De la crise de l’euro à celle de l’Europe politique

Une même crise, mais des mots différents pour la qualifier. En France, on parle sauvetage de la Grèce, recapitalisation des banques, création d'un fonds européen pour voler au secours des Etats en faillite. En Allemagne, les responsables politiques en sont à l'étape suivante, et tentent de tirer les conséquences politiques de cette crise, la plus grave qu'ait jamais connue l'Union européenne.

Ils ont de nouveau le mot "fédéralisme" à la bouche, la ministre de la santé de la chancelière allemande Angela Merkel, Ursula von der Leyen, allant jusqu'à employer le mot "Etats-Unis d'Europe", prononcé par Winston Churchill, à Zurich, en 1946.
Étonnante différence d'approche, à la veille du conseil européen qui doit décider, mercredi 26 octobre, du sauvetage de l'euro. Les Français restent sur le terrain de jeu fixé par les marchés financiers, tandis que les Allemands, à la tête de la première puissance économique du continent, définissent le débat en termes politiques, dans le cadre d'une démocratie parlementaire mature.

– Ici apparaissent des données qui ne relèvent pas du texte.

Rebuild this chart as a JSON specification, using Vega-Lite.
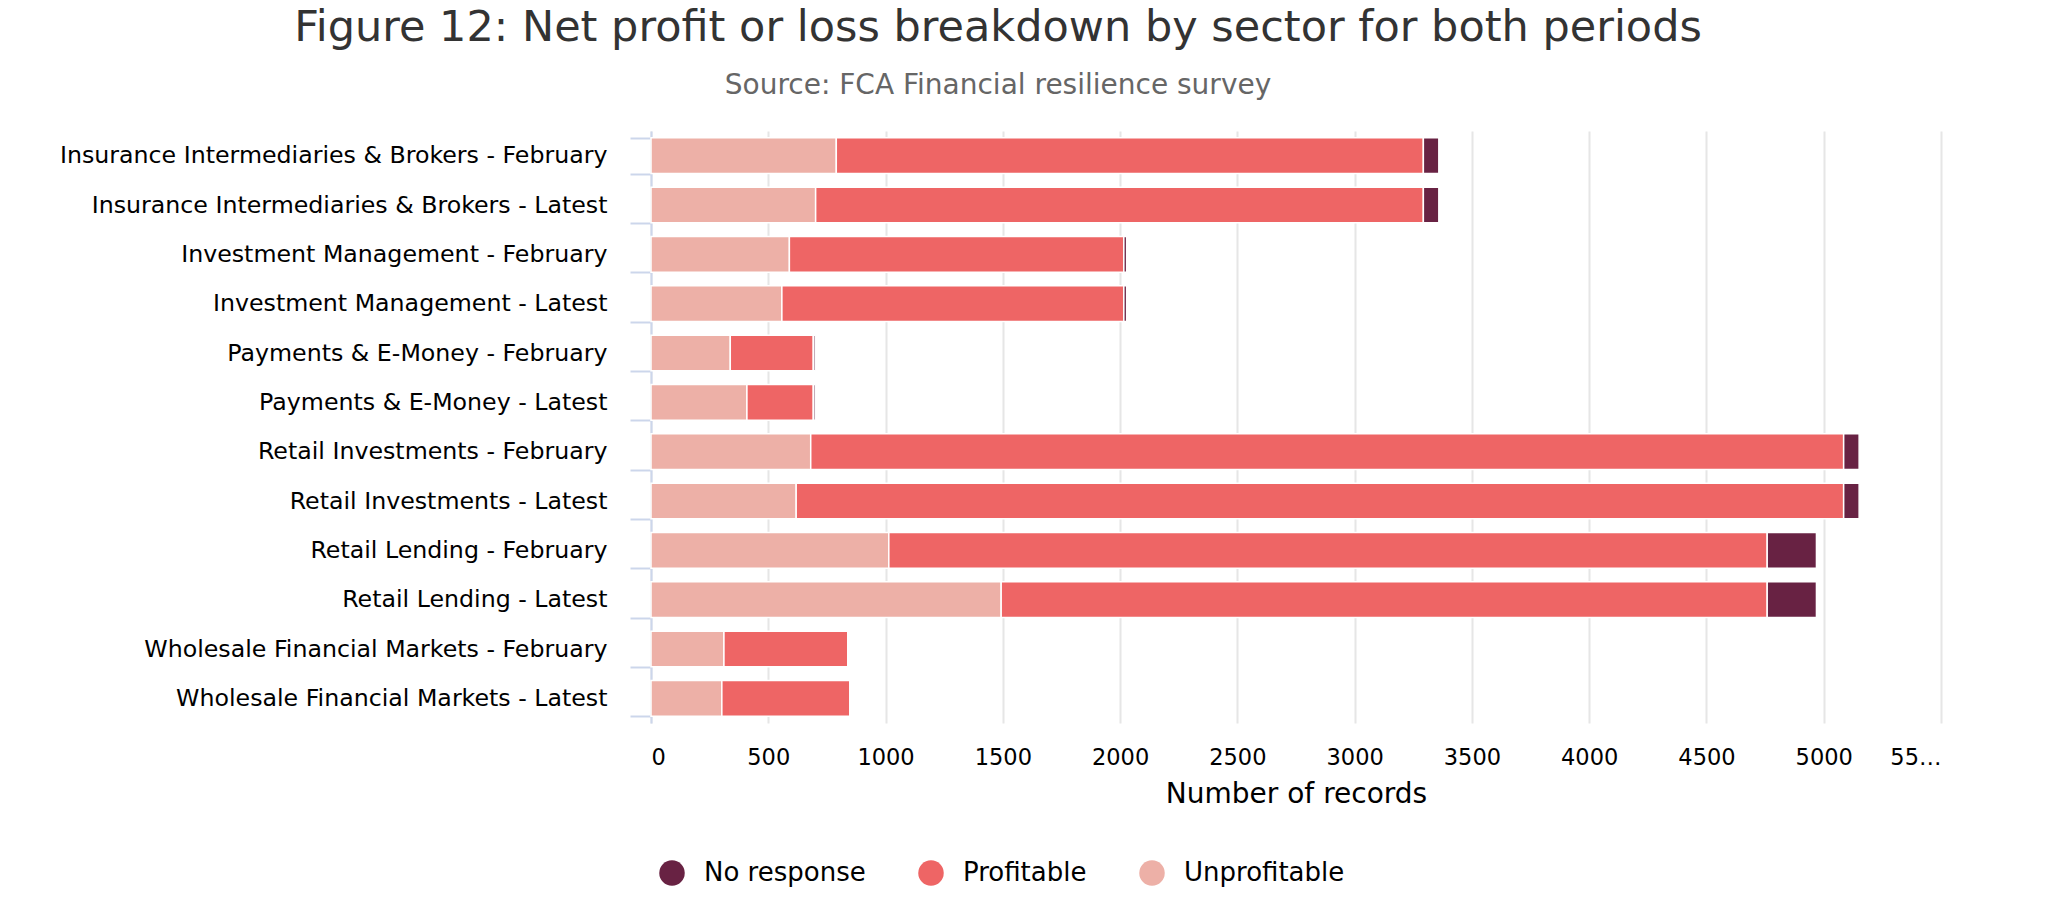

Toute la construction européenne depuis 1945 est en jeu. Le sujet est politique. Nicolas Sarkozy s'inquiète de la faible conscience qu'en ont ses concitoyens. "Notre destin se joue dans les dix jours", a-t-il lancé, le 18 octobre, à l'Elysée, parlant de guerre et de paix, comme jadis le chancelier Helmut Kohl (1982-1998). "Ceux qui détruiront l'euro prendront la responsabilité de la résurgence de conflits sur notre continent", a-t-il averti.
"GAGNER DU TEMPS"
Les plus fédéralistes, à l'instar du social-libéral Jean-Pierre Jouyet, retrouvent espoir. "C'est la grande ironie de l'Histoire : ce sont les marchés financiers qui vont imposer l'Europe politique", assure l'ex-secrétaire d'Etat aux affaires européennes. L'intégration européenne a toujours progressé de crise en crise. Elle serait de retour après le coup d'arrêt donné par le non des Français au référendum de 2005 sur la Constitution européenne.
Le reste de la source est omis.